* Begin INPUT *

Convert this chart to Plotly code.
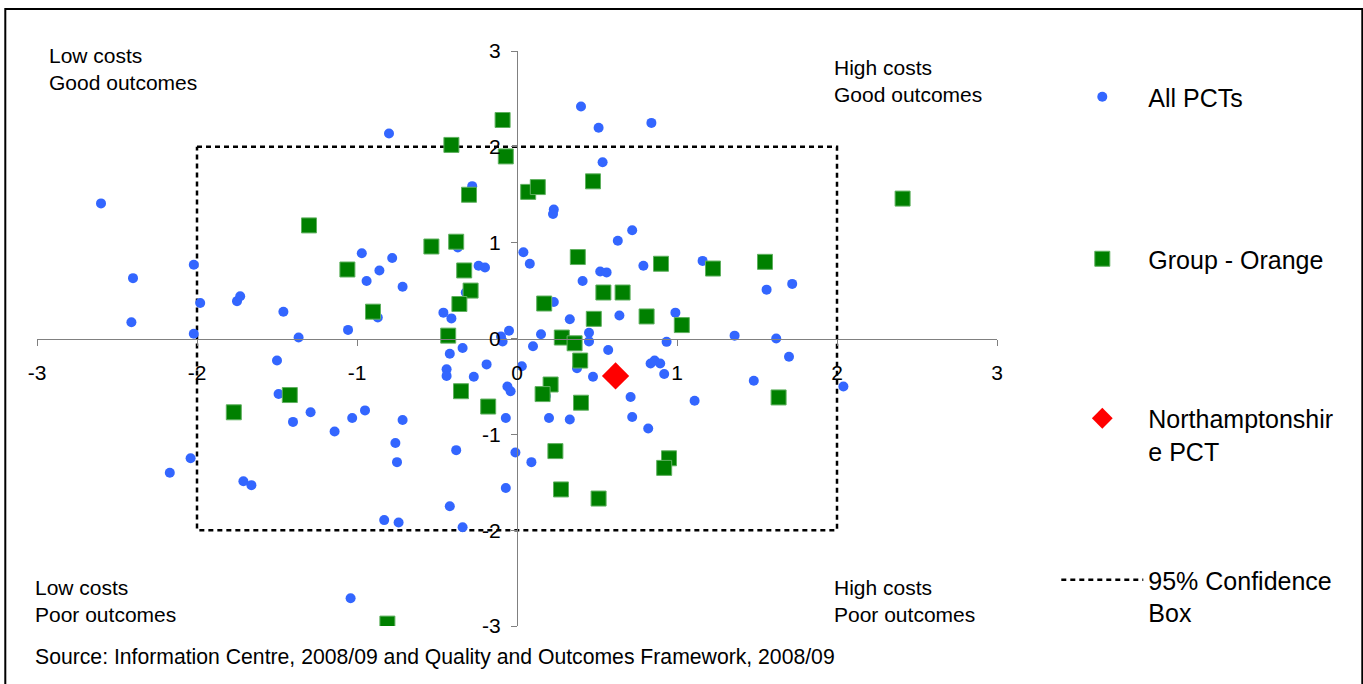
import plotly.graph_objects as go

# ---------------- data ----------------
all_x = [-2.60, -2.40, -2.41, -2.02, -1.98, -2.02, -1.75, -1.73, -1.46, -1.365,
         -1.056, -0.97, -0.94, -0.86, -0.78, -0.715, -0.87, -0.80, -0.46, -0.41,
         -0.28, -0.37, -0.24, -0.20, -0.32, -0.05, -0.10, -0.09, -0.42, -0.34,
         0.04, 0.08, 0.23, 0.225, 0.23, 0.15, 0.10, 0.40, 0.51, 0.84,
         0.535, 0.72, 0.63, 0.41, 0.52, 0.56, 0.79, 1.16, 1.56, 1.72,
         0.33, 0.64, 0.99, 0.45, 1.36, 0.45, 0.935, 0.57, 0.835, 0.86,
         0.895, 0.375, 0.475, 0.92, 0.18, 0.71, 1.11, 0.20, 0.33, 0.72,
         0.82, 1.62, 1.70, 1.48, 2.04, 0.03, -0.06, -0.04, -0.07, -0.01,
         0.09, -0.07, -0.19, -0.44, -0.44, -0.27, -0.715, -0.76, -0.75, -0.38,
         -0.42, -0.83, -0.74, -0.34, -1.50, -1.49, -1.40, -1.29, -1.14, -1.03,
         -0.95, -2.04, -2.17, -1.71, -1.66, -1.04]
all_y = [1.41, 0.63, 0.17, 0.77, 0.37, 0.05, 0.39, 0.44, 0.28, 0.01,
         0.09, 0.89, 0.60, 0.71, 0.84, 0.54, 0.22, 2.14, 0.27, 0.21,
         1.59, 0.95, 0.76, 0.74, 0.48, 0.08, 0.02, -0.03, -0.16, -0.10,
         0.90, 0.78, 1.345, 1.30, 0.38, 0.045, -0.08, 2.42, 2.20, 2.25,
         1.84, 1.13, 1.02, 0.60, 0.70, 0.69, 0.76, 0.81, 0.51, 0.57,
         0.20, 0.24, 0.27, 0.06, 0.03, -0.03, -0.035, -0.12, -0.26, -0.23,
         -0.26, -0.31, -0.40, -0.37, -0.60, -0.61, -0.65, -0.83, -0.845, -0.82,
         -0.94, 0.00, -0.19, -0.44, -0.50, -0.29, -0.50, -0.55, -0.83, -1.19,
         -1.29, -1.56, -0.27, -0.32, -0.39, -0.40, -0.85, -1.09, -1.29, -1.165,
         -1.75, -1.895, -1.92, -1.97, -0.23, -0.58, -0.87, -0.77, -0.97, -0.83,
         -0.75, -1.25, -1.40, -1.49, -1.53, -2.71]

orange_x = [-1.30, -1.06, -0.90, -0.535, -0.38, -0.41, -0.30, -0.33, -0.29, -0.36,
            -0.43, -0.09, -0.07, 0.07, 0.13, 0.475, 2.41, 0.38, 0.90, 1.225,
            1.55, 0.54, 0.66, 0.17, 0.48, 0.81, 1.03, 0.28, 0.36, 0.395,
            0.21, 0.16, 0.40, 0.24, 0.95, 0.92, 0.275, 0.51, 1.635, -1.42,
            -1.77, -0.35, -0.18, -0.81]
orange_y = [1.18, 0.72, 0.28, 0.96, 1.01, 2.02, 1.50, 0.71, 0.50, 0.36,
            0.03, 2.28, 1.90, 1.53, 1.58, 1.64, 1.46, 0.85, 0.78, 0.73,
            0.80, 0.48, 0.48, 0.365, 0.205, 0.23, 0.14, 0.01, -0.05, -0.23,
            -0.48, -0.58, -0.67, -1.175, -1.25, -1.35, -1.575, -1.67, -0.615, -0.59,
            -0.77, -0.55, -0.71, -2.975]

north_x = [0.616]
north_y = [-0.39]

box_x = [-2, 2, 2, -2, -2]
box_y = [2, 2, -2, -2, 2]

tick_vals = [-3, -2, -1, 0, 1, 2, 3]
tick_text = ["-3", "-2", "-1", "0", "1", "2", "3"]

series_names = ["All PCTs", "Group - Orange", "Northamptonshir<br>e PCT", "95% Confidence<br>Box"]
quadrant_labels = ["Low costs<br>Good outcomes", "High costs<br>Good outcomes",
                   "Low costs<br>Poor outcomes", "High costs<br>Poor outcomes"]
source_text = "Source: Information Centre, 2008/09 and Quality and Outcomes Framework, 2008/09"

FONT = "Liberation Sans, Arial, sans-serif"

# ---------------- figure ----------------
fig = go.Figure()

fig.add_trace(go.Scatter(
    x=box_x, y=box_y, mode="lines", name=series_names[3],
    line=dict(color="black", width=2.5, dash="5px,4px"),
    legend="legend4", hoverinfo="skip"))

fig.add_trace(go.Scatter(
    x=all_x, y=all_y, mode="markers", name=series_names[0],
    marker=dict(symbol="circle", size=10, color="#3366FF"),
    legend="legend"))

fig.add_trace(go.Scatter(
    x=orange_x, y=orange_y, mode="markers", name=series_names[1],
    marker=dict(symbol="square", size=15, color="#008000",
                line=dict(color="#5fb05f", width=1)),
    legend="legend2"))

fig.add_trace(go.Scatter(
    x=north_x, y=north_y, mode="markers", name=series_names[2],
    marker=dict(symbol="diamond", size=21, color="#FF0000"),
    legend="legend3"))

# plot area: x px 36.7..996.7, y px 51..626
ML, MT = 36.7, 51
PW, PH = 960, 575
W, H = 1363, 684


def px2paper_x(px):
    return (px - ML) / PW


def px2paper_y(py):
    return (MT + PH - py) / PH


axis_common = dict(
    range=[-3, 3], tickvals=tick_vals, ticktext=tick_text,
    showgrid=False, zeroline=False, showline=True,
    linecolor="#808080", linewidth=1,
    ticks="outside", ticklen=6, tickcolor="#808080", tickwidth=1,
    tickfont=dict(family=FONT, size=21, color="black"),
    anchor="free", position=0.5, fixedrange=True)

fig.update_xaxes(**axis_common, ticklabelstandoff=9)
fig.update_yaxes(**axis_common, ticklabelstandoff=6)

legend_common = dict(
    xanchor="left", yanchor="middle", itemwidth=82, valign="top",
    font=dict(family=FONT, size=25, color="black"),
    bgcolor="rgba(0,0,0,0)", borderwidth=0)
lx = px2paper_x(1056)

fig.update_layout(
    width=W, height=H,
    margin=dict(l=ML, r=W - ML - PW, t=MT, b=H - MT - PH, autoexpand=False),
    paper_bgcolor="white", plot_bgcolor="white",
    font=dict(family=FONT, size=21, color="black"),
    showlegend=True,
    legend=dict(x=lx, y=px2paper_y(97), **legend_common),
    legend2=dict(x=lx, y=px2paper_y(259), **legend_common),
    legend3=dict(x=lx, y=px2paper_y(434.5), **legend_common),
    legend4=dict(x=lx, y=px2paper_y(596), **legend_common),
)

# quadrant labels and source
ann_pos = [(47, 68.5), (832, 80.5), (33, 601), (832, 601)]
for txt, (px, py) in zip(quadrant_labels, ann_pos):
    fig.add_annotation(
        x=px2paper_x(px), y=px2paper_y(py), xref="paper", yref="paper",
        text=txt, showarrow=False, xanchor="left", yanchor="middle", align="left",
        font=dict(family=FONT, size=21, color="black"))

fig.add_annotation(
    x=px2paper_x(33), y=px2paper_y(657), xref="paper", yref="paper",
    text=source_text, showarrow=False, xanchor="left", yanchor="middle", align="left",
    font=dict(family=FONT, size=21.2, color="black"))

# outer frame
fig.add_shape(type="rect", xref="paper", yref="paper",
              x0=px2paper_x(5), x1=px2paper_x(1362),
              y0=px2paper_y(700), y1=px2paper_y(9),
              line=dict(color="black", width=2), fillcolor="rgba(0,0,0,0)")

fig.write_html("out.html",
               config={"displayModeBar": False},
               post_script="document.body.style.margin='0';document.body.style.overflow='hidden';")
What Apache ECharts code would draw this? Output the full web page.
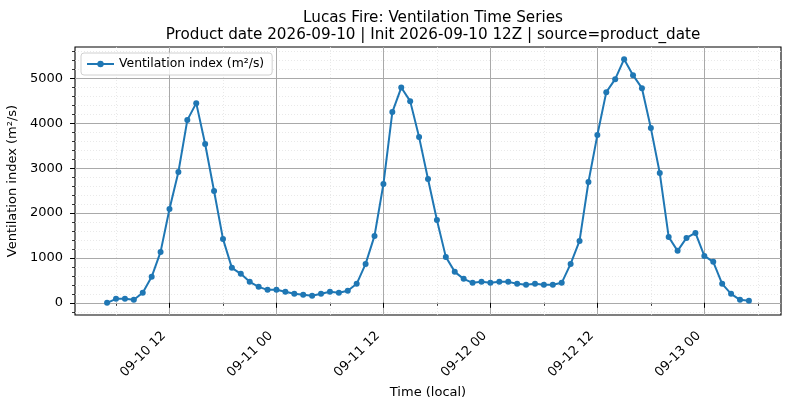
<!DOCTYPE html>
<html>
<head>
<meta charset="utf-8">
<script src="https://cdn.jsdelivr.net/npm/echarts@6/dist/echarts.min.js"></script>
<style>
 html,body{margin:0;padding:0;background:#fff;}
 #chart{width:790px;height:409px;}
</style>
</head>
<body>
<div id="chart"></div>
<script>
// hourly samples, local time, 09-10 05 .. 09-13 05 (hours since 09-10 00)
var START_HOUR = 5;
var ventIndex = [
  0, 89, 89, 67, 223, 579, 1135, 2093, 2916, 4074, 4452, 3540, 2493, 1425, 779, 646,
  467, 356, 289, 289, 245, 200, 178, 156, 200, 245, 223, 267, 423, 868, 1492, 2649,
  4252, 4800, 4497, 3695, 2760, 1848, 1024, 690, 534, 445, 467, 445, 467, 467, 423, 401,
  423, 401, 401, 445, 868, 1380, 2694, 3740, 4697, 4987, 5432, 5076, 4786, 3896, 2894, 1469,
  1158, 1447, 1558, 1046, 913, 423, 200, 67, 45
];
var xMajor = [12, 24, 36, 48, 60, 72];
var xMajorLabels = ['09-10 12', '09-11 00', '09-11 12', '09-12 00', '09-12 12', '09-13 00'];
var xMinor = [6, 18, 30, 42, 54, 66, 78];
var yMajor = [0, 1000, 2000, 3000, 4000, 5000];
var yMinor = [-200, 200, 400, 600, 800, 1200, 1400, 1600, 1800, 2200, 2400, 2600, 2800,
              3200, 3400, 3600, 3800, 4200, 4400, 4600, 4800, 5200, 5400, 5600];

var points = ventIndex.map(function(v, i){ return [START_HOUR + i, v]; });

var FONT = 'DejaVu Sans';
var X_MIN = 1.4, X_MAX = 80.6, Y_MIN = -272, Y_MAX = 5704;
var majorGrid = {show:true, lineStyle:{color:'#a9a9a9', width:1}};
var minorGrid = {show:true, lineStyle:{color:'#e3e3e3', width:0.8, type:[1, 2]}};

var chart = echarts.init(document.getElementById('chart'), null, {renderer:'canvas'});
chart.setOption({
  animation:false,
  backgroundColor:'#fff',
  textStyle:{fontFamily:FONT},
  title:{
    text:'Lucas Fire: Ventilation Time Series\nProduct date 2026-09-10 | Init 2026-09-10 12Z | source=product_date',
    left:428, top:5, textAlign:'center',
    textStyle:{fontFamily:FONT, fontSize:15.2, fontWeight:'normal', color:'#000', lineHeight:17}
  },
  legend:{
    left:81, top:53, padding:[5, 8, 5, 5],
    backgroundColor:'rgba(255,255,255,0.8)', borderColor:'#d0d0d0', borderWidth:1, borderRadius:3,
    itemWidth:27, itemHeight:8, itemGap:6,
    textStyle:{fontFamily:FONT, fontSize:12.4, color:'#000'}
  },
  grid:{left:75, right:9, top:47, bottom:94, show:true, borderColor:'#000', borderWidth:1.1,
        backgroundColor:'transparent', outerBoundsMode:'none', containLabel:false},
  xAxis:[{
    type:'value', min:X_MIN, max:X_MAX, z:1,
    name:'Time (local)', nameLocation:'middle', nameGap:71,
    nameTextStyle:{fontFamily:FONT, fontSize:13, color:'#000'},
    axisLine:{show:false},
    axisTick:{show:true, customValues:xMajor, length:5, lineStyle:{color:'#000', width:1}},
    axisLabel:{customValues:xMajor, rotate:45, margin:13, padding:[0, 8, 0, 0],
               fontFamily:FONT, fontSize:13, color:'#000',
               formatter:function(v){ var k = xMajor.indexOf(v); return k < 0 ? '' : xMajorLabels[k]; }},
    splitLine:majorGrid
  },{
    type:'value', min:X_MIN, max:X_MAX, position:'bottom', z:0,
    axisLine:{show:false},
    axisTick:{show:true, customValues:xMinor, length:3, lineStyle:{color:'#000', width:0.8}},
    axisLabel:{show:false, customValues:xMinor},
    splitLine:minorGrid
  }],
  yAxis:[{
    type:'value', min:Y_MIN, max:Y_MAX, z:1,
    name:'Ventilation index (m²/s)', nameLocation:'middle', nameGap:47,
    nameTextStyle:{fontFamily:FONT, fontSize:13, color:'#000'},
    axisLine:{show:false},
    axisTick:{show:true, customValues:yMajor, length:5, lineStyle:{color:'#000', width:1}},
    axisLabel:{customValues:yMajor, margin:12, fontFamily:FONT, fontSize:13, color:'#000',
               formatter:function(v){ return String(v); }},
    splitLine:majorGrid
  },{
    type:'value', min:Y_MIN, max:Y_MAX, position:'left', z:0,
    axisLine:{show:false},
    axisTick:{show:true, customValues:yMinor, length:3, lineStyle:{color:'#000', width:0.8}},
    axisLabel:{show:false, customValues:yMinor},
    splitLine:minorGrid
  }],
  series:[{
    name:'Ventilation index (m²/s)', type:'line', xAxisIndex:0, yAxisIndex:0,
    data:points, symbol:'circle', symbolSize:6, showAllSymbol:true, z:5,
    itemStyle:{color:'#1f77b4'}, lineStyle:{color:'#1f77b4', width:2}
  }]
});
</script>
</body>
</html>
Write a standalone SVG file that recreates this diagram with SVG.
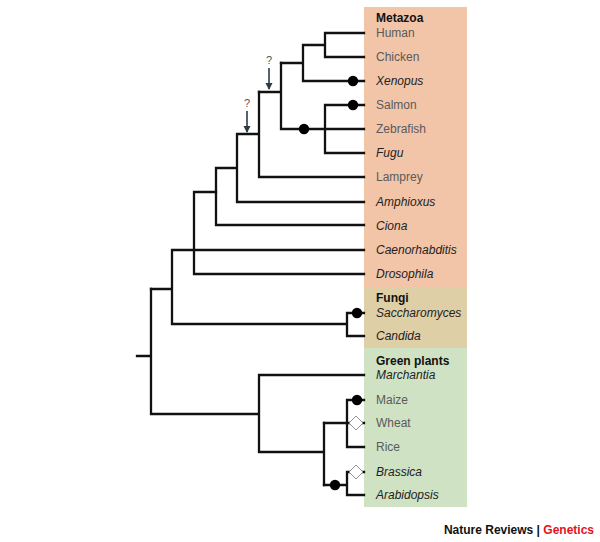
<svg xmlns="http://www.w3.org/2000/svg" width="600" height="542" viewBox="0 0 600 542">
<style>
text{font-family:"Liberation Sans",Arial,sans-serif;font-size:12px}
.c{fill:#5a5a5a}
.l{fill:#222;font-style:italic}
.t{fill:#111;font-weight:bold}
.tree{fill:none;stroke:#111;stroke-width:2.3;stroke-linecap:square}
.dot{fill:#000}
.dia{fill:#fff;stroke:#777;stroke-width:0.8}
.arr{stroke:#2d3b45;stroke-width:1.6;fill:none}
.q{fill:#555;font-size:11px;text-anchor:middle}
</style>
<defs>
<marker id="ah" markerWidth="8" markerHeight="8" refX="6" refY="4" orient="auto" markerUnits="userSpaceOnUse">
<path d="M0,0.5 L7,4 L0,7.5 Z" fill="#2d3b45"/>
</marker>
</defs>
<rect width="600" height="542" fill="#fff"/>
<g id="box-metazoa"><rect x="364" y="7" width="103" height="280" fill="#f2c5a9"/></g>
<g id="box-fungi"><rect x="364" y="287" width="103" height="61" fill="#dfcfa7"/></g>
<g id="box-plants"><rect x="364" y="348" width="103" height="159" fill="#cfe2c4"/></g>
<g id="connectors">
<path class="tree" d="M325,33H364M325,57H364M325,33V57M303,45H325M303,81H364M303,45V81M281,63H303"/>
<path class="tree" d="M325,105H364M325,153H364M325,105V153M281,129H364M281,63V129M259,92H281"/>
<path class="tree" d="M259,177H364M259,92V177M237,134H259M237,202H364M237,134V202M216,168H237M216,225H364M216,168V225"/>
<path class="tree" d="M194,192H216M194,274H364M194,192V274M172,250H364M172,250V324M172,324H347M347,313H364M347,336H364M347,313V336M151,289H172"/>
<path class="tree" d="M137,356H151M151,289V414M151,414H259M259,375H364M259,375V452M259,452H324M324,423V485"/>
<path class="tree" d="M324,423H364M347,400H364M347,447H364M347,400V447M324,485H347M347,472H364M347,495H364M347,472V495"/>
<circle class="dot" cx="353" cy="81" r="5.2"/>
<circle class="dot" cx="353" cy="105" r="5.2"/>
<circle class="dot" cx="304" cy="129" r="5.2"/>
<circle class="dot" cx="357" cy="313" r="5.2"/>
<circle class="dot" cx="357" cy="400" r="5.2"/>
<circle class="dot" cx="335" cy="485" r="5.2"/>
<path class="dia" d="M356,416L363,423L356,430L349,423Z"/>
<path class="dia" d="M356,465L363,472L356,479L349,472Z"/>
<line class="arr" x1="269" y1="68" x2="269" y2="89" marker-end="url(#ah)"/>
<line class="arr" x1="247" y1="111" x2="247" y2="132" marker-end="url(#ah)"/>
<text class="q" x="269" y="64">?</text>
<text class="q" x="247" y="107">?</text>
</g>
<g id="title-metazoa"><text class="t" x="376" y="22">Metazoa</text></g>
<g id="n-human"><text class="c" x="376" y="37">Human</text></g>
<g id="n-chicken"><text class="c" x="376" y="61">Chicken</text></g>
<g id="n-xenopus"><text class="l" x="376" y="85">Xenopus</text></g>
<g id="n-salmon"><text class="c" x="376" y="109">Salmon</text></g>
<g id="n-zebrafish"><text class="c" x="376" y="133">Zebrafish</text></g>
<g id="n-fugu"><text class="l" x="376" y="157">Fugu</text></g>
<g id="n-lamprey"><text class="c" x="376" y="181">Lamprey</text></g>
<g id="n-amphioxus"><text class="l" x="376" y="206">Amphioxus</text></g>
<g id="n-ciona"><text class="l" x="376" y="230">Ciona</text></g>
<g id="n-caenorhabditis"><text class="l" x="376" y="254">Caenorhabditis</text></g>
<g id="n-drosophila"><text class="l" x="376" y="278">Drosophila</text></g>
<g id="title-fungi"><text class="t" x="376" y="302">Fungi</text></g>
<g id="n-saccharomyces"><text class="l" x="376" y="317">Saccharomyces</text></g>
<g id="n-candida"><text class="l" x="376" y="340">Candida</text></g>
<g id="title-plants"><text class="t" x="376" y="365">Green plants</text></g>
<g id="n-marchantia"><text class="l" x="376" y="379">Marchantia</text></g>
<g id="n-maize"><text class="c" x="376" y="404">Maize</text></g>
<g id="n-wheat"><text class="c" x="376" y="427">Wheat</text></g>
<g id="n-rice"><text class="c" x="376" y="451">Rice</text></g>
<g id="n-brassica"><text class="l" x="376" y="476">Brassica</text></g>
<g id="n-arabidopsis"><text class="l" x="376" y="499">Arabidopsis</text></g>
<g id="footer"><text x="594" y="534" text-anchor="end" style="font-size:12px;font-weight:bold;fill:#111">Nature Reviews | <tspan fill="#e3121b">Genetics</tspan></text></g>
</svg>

* End INPUT *

### YOUR INSTRUCTIONS
Go through the records above, find every line with the word "this", and list those lines.

### FINAL RESULT
Convert this chart to Plotly code.
What Apache ECharts code would draw this? Output the full web page.
Write a standalone SVG file that recreates this diagram with SVG.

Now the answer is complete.